How much have severe storms been intensified by climate change?

Much of what made both Hurricane Harvey and Hurricane Florence so devastating was the overwhelming amount of rainfall each storm released upon making landfall.

Hurricanes can create deadly wind speeds and storm surges, but as Florence made landfall, it slowed down to 2 miles per hour. As a result, over 8 trillion gallons of rain fell on North Carolina.

Climate scientists have warned that increases in atmospheric greenhouse gas levels will create stronger, wetter, storms and yet there are still polarizing debates about how much Hurricane Harvey or Florence were influenced by climate change.

As we’ve reported, there is an overwhelming amount of scientific evidence showing how climate change is warming our world, our oceans, causing sea level rise, and intensifying severe storms. Unfortunately, climate models and studies are somewhat limited in their appeal to the public.

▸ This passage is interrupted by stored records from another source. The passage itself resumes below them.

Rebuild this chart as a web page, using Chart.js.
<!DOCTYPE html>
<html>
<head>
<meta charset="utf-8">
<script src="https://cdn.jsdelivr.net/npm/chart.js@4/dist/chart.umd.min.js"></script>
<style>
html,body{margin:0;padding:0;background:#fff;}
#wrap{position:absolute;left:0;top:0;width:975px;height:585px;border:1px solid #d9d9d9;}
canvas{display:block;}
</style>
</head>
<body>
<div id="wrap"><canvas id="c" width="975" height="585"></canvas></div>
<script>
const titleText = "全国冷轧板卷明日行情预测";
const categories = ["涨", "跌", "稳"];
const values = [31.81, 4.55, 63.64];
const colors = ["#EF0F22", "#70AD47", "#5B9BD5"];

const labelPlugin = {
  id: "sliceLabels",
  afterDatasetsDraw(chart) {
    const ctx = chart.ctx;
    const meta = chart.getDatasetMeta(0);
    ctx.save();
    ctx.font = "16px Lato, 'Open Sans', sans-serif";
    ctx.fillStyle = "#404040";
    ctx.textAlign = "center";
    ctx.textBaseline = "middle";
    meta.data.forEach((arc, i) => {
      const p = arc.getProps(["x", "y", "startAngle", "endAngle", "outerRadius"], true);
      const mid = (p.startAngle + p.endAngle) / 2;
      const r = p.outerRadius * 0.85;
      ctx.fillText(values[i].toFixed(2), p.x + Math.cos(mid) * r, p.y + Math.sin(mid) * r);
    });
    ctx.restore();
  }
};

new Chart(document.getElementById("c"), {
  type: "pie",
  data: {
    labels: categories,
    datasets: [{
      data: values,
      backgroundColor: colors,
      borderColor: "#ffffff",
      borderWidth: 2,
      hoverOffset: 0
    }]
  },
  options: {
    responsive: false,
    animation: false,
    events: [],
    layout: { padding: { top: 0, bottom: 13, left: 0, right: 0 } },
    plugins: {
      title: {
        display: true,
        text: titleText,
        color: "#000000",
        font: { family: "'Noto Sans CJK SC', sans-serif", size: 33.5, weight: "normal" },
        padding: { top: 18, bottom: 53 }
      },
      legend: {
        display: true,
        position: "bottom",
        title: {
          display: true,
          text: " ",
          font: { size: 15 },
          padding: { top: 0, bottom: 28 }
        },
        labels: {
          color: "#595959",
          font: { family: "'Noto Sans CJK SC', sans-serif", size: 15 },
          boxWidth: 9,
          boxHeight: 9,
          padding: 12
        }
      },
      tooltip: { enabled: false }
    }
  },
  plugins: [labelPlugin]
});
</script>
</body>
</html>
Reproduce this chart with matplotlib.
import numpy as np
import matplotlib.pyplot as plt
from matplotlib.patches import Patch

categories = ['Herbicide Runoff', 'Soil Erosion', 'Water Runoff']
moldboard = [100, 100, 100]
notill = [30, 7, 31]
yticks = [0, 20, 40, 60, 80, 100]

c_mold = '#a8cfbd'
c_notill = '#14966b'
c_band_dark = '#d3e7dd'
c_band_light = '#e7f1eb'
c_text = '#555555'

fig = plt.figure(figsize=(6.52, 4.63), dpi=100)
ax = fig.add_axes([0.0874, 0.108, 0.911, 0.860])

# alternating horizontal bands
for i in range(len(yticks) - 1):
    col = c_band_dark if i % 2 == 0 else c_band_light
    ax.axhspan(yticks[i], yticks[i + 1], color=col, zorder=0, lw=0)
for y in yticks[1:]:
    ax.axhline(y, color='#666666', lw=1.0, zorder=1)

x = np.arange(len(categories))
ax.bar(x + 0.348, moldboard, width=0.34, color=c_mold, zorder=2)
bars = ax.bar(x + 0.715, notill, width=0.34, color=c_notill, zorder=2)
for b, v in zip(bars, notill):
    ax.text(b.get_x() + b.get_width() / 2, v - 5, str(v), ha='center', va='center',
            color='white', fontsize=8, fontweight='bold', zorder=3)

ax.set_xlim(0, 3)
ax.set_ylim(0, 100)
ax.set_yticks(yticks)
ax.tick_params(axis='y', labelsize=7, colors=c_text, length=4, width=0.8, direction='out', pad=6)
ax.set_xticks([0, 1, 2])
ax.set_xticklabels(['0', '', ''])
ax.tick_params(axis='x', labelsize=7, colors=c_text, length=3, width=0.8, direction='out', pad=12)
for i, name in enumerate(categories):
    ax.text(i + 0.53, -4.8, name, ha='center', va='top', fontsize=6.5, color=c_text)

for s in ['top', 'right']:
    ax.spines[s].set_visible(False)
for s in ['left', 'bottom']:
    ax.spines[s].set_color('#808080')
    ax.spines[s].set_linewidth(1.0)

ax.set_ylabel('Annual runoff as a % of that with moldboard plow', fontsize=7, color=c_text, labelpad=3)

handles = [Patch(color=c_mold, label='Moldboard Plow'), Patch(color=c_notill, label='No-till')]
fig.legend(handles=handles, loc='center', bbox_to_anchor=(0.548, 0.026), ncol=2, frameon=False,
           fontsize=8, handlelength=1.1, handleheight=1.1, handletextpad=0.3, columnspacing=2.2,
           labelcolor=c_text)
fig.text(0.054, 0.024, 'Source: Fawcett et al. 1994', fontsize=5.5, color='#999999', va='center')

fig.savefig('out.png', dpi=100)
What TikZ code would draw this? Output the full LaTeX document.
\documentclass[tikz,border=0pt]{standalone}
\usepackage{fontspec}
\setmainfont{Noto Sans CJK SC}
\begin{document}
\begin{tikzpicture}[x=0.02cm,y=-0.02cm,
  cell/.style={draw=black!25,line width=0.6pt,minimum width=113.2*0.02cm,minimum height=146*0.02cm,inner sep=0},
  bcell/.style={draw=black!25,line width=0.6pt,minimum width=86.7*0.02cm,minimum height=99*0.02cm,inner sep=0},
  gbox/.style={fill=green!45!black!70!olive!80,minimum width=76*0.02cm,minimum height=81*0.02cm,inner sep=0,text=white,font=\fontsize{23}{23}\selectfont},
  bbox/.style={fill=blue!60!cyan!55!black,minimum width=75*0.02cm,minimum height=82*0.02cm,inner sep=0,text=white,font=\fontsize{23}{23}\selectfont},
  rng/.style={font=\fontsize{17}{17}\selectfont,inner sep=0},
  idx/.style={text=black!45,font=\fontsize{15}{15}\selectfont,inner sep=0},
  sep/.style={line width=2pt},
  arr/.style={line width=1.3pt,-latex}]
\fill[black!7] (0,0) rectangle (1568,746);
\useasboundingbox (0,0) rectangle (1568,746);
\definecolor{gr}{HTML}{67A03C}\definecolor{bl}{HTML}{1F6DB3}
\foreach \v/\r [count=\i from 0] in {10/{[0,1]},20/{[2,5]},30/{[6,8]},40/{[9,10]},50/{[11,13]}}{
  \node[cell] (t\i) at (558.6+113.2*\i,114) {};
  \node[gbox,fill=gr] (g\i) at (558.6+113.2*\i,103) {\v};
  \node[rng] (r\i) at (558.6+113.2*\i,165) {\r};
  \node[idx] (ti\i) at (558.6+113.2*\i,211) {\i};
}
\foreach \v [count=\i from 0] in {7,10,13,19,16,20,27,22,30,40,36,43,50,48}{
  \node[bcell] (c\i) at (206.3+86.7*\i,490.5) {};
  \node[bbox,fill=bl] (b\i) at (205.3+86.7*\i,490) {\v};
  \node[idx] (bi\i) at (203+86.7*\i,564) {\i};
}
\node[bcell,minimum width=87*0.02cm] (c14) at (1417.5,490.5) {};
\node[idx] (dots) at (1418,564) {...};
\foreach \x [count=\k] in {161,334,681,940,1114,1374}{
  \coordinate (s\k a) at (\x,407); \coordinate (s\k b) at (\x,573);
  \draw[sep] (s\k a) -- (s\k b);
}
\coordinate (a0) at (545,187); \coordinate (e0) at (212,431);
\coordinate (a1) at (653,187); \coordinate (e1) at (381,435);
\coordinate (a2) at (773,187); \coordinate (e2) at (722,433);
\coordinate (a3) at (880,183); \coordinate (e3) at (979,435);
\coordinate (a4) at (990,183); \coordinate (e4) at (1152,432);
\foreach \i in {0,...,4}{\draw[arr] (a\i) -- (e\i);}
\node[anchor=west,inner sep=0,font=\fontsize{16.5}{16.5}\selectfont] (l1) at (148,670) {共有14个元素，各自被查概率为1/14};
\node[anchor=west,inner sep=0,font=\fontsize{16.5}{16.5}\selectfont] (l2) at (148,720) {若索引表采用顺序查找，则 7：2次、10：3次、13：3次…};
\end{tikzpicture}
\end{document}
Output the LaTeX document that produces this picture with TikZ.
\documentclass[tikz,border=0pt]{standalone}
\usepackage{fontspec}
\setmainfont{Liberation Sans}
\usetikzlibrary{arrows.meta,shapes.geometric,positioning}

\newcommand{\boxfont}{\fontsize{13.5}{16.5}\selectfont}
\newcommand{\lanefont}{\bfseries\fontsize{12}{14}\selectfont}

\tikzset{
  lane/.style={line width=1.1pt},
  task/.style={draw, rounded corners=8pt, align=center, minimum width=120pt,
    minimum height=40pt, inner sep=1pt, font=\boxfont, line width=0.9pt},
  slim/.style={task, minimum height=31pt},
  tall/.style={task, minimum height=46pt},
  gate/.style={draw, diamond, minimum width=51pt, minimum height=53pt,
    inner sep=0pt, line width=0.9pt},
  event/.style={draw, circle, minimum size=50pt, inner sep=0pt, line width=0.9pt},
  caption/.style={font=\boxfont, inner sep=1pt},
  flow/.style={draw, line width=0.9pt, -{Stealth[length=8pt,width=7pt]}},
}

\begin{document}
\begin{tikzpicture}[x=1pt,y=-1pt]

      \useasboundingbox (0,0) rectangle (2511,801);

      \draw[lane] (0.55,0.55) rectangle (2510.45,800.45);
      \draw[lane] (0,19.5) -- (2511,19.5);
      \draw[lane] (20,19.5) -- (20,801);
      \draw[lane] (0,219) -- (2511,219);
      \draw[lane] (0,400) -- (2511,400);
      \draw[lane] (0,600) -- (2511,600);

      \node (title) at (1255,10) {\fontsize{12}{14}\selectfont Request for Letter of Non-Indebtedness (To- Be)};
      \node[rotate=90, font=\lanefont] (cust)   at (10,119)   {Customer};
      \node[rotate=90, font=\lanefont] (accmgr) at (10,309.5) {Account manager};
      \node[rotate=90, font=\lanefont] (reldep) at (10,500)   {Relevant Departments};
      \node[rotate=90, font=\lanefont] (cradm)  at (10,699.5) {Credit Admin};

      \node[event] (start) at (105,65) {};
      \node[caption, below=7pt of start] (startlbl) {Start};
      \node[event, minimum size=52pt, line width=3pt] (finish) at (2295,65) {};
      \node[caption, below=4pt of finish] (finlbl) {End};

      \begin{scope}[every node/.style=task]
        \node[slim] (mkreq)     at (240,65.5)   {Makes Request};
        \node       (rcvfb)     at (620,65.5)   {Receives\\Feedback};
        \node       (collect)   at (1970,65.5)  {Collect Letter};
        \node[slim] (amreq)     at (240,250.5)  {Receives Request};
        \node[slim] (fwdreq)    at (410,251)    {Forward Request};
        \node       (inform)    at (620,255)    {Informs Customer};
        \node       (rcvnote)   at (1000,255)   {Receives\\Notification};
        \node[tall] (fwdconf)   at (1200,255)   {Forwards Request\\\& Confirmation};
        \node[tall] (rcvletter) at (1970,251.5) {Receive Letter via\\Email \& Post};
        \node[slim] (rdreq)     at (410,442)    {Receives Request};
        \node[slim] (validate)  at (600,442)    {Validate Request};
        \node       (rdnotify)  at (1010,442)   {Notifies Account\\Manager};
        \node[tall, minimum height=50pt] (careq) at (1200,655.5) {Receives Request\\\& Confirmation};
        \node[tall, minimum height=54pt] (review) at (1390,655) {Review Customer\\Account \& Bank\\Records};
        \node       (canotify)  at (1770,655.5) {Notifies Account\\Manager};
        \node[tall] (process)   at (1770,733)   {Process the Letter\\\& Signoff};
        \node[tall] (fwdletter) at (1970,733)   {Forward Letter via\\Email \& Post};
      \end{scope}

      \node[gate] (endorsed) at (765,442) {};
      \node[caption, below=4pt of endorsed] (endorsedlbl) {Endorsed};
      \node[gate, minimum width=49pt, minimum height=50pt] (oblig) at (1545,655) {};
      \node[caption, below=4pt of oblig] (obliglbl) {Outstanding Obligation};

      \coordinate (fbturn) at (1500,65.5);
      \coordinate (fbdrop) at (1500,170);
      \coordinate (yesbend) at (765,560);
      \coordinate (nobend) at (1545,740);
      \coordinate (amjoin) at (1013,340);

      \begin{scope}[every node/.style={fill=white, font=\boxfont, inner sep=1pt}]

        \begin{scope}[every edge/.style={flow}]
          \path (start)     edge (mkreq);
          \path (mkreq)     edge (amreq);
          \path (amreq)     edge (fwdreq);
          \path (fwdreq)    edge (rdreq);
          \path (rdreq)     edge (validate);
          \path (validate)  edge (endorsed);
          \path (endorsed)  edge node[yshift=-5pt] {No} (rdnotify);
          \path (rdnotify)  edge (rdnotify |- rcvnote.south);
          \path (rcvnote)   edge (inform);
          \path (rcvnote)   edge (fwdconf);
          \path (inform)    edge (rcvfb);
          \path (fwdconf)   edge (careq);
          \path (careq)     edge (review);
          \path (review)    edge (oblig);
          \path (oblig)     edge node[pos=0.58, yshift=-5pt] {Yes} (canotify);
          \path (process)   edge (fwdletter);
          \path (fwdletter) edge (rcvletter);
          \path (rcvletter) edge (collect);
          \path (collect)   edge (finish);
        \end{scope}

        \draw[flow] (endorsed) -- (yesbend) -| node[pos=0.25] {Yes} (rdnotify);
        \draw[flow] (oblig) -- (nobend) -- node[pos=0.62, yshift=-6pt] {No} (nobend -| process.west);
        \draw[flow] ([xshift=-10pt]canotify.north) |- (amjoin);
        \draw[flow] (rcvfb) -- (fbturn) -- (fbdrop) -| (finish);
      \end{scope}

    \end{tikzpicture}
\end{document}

But what if instead of looking to the future with long-term projections based on current and past data, climate researchers used the past data to project different climate scenarios for today to show how much of an impact climate change has on current extremes?

This is part of an emerging field in climate science called “attribution,” and a recent Newsweek piece explored the dichotomy between climate science and public acceptance of long-term climate change projections.

Kevin Reed, a climate scientist at Stony Brook University, collaborated with Michael Wehner of Lawrence Berkeley Laboratory and compiled tons of data of Hurricane Florence in order to predict how the storm would act once it made landfall.

The two researchers then took their climate models one step farther and created a different hurricane scenario based on climate data from 1850, before industrialization. Reed and Wehner wanted to see how a storm like Hurricane Florence would act in a preindustrial climate when atmospheric greenhouse gas levels were a little under half what they are now.

Under these conditions, the two researchers found that precipitation estimates were 50 percent lighter than what actually occurred.

Attribution studies can show researchers how different climate factors are “attributable” to climate change, although this method of research is also not without its limitations, according to Newsweek.

For one, projecting current climate using past weather data can be unreliable because of how weather records were kept in the past.

Newsweek reports that some critics find Reed’s study and attributive research misleading because they can underestimate how much climate change contributes to weather extremes, since the models simply can’t account for the variability in sea-level rise or storm surges.

But for Reed, attributive studies can give the public something more concrete to understand rather than statistics and probabilities.

“Our view is that this was a way to engage the public” Reed told Newsweek. “Climate change is often viewed as a distant threat. These attribution studies show that climate change is here and is having impacts now.”